-- Directive --
Omit all images. Write out the rest of the material exactly.

-- Data excerpt --
* BEGIN *

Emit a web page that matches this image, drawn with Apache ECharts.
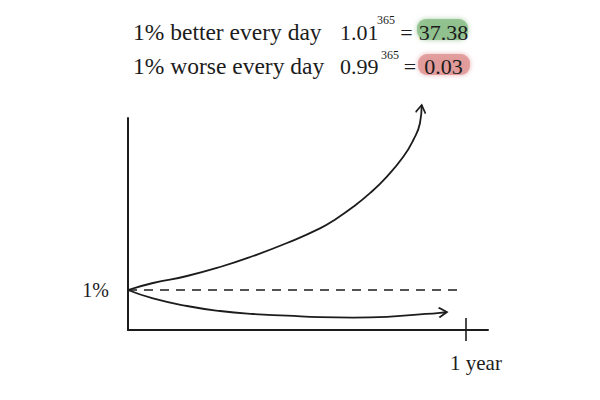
<!DOCTYPE html>
<html>
<head>
<meta charset="utf-8">
<script src="https://cdn.jsdelivr.net/npm/echarts@6/dist/echarts.min.js"></script>
<style>html,body{margin:0;padding:0;background:#fff}#c{width:600px;height:400px}</style>
</head>
<body>
<div id="c"></div>
<script>
// x: days since start, y: level relative to start (start = 1)
const betterDays   = [0, 27, 63.7, 99.4, 135, 171.7, 207.3, 225.4, 243.3, 261.3, 279.4, 297.3, 308.1, 315.3, 317.2];
const betterValues = [1.0, 1.175, 1.35, 1.575, 1.85, 2.175, 2.54, 2.79, 3.08, 3.42, 3.83, 4.33, 4.75, 5.17, 5.625];
const worseDays    = [0, 27, 63.7, 99.4, 135, 171.7, 207.3, 243, 279.7, 315.3, 337, 344.5];
const worseValues  = [1.0, 0.79, 0.6, 0.475, 0.4, 0.36, 0.32, 0.31, 0.33, 0.39, 0.43, 0.45];
const baselineDays   = [0, 356.4];
const baselineValues = [1, 1];
const yearDay = 365;
const startLevel = 1;
const xLabels = ['1 year'];
const yLabels = ['1%'];
const titleLines = [
  { label: '1% better every day', base: '1.01', exp: '365', result: '37.38' },
  { label: '1% worse every day',  base: '0.99', exp: '365', result: '0.03' }
];

const FONT = "'Liberation Serif','Times New Roman',serif";
const INK = '#1c1c1c';
const arrowPath = 'path://M0,8L5,0L10,8M5,-8';

function curveData(days, vals, rot) {
  return days.map((d, i) => i < days.length - 1
    ? { value: [d, vals[i]], symbol: 'none' }
    : { value: [d, vals[i]], symbolRotate: rot });
}

const chart = echarts.init(document.getElementById('c'), null, { renderer: 'svg' });

const g = [];
const rowY = [32, 66];
const expX = [386, 390];
const expY = [20, 55];
const eqX = [406.5, 410];
const blobColors = ['rgba(140,190,138,0.85)', 'rgba(225,150,150,0.85)'];
const blobBox = [[417, 19, 51, 21], [418, 54, 52, 21]];
titleLines.forEach((t, i) => {
  const b = blobBox[i];
  g.push({ type: 'rect', shape: { x: b[0], y: b[1], width: b[2], height: b[3], r: 9 },
    style: { fill: blobColors[i], shadowBlur: 5, shadowColor: blobColors[i] }, z: 1 });
  g.push({ type: 'text', x: 133, y: rowY[i], z: 2,
    style: { text: t.label, font: '23.5px ' + FONT, fill: INK, align: 'left', verticalAlign: 'middle' } });
  g.push({ type: 'text', x: 340, y: rowY[i], z: 2,
    style: { text: t.base, font: '22px ' + FONT, fill: INK, align: 'left', verticalAlign: 'middle' } });
  g.push({ type: 'text', x: expX[i], y: expY[i], z: 2,
    style: { text: t.exp, font: '12px ' + FONT, fill: INK, align: 'center', verticalAlign: 'middle' } });
  g.push({ type: 'text', x: eqX[i], y: rowY[i], z: 2,
    style: { text: '=', font: '22px ' + FONT, fill: INK, align: 'center', verticalAlign: 'middle' } });
  g.push({ type: 'text', x: 443.5, y: rowY[i], z: 2,
    style: { text: t.result, font: '22px ' + FONT, fill: INK, align: 'center', verticalAlign: 'middle' } });
});

const option = {
  animation: false,
  backgroundColor: '#fff',
  grid: { left: 128, top: 118, width: 360, height: 212 },
  xAxis: {
    type: 'value', min: 0, max: 388.8,
    axisLine: { show: true, lineStyle: { color: INK, width: 2 } },
    splitLine: { show: false },
    axisTick: { show: true, customValues: [yearDay], length: 11, lineStyle: { color: INK, width: 1.6 } },
    axisLabel: { customValues: [yearDay], formatter: () => xLabels[0], margin: 22,
      fontFamily: FONT, fontSize: 21, color: INK, padding: [0, 0, 0, 20] }
  },
  yAxis: {
    type: 'value', min: 0, max: 5.3,
    axisLine: { show: true, lineStyle: { color: INK, width: 2 } },
    splitLine: { show: false },
    axisTick: { show: false },
    axisLabel: { customValues: [startLevel], formatter: () => yLabels[0], margin: 19,
      fontFamily: FONT, fontSize: 20, color: INK }
  },
  graphic: g,
  series: [
    {
      type: 'line', data: baselineDays.map((d, i) => [d, baselineValues[i]]),
      symbol: 'none', lineStyle: { color: INK, width: 1.6, type: [9, 7] }, silent: true,
      markLine: {
        silent: true, symbol: 'none', label: { show: false },
        lineStyle: { color: INK, width: 1.6, type: 'solid' },
        data: [[{ coord: [yearDay, 0] }, { coord: [yearDay, 0.3] }]]
      }
    },
    {
      type: 'line', data: curveData(betterDays, betterValues, -8), smooth: true,
      clip: false, symbol: arrowPath, symbolSize: [10, 16], showSymbol: true,
      itemStyle: { color: 'rgba(0,0,0,0)', borderColor: INK, borderWidth: 1.8 },
      lineStyle: { color: INK, width: 1.8 }, silent: true
    },
    {
      type: 'line', data: curveData(worseDays, worseValues, -86), smooth: true,
      clip: false, symbol: arrowPath, symbolSize: [10, 16], showSymbol: true,
      itemStyle: { color: 'rgba(0,0,0,0)', borderColor: INK, borderWidth: 1.8 },
      lineStyle: { color: INK, width: 1.8 }, silent: true
    }
  ]
};
chart.setOption(option);
</script>
</body>
</html>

* END *

-- Solved problem --
Emit a web page that matches this image, drawn with Apache ECharts.
<!DOCTYPE html>
<html>
<head>
<meta charset="utf-8">
<script src="https://cdn.jsdelivr.net/npm/echarts@6/dist/echarts.min.js"></script>
<style>html,body{margin:0;padding:0;background:#fff}#c{width:600px;height:400px}</style>
</head>
<body>
<div id="c"></div>
<script>
// x: days since start, y: level relative to start (start = 1)
const betterDays   = [0, 27, 63.7, 99.4, 135, 171.7, 207.3, 225.4, 243.3, 261.3, 279.4, 297.3, 308.1, 315.3, 317.2];
const betterValues = [1.0, 1.175, 1.35, 1.575, 1.85, 2.175, 2.54, 2.79, 3.08, 3.42, 3.83, 4.33, 4.75, 5.17, 5.625];
const worseDays    = [0, 27, 63.7, 99.4, 135, 171.7, 207.3, 243, 279.7, 315.3, 337, 344.5];
const worseValues  = [1.0, 0.79, 0.6, 0.475, 0.4, 0.36, 0.32, 0.31, 0.33, 0.39, 0.43, 0.45];
const baselineDays   = [0, 356.4];
const baselineValues = [1, 1];
const yearDay = 365;
const startLevel = 1;
const xLabels = ['1 year'];
const yLabels = ['1%'];
const titleLines = [
  { label: '1% better every day', base: '1.01', exp: '365', result: '37.38' },
  { label: '1% worse every day',  base: '0.99', exp: '365', result: '0.03' }
];

const FONT = "'Liberation Serif','Times New Roman',serif";
const INK = '#1c1c1c';
const arrowPath = 'path://M0,8L5,0L10,8M5,-8';

function curveData(days, vals, rot) {
  return days.map((d, i) => i < days.length - 1
    ? { value: [d, vals[i]], symbol: 'none' }
    : { value: [d, vals[i]], symbolRotate: rot });
}

const chart = echarts.init(document.getElementById('c'), null, { renderer: 'svg' });

const g = [];
const rowY = [32, 66];
const expX = [386, 390];
const expY = [20, 55];
const eqX = [406.5, 410];
const blobColors = ['rgba(140,190,138,0.85)', 'rgba(225,150,150,0.85)'];
const blobBox = [[417, 19, 51, 21], [418, 54, 52, 21]];
titleLines.forEach((t, i) => {
  const b = blobBox[i];
  g.push({ type: 'rect', shape: { x: b[0], y: b[1], width: b[2], height: b[3], r: 9 },
    style: { fill: blobColors[i], shadowBlur: 5, shadowColor: blobColors[i] }, z: 1 });
  g.push({ type: 'text', x: 133, y: rowY[i], z: 2,
    style: { text: t.label, font: '23.5px ' + FONT, fill: INK, align: 'left', verticalAlign: 'middle' } });
  g.push({ type: 'text', x: 340, y: rowY[i], z: 2,
    style: { text: t.base, font: '22px ' + FONT, fill: INK, align: 'left', verticalAlign: 'middle' } });
  g.push({ type: 'text', x: expX[i], y: expY[i], z: 2,
    style: { text: t.exp, font: '12px ' + FONT, fill: INK, align: 'center', verticalAlign: 'middle' } });
  g.push({ type: 'text', x: eqX[i], y: rowY[i], z: 2,
    style: { text: '=', font: '22px ' + FONT, fill: INK, align: 'center', verticalAlign: 'middle' } });
  g.push({ type: 'text', x: 443.5, y: rowY[i], z: 2,
    style: { text: t.result, font: '22px ' + FONT, fill: INK, align: 'center', verticalAlign: 'middle' } });
});

const option = {
  animation: false,
  backgroundColor: '#fff',
  grid: { left: 128, top: 118, width: 360, height: 212 },
  xAxis: {
    type: 'value', min: 0, max: 388.8,
    axisLine: { show: true, lineStyle: { color: INK, width: 2 } },
    splitLine: { show: false },
    axisTick: { show: true, customValues: [yearDay], length: 11, lineStyle: { color: INK, width: 1.6 } },
    axisLabel: { customValues: [yearDay], formatter: () => xLabels[0], margin: 22,
      fontFamily: FONT, fontSize: 21, color: INK, padding: [0, 0, 0, 20] }
  },
  yAxis: {
    type: 'value', min: 0, max: 5.3,
    axisLine: { show: true, lineStyle: { color: INK, width: 2 } },
    splitLine: { show: false },
    axisTick: { show: false },
    axisLabel: { customValues: [startLevel], formatter: () => yLabels[0], margin: 19,
      fontFamily: FONT, fontSize: 20, color: INK }
  },
  graphic: g,
  series: [
    {
      type: 'line', data: baselineDays.map((d, i) => [d, baselineValues[i]]),
      symbol: 'none', lineStyle: { color: INK, width: 1.6, type: [9, 7] }, silent: true,
      markLine: {
        silent: true, symbol: 'none', label: { show: false },
        lineStyle: { color: INK, width: 1.6, type: 'solid' },
        data: [[{ coord: [yearDay, 0] }, { coord: [yearDay, 0.3] }]]
      }
    },
    {
      type: 'line', data: curveData(betterDays, betterValues, -8), smooth: true,
      clip: false, symbol: arrowPath, symbolSize: [10, 16], showSymbol: true,
      itemStyle: { color: 'rgba(0,0,0,0)', borderColor: INK, borderWidth: 1.8 },
      lineStyle: { color: INK, width: 1.8 }, silent: true
    },
    {
      type: 'line', data: curveData(worseDays, worseValues, -86), smooth: true,
      clip: false, symbol: arrowPath, symbolSize: [10, 16], showSymbol: true,
      itemStyle: { color: 'rgba(0,0,0,0)', borderColor: INK, borderWidth: 1.8 },
      lineStyle: { color: INK, width: 1.8 }, silent: true
    }
  ]
};
chart.setOption(option);
</script>
</body>
</html>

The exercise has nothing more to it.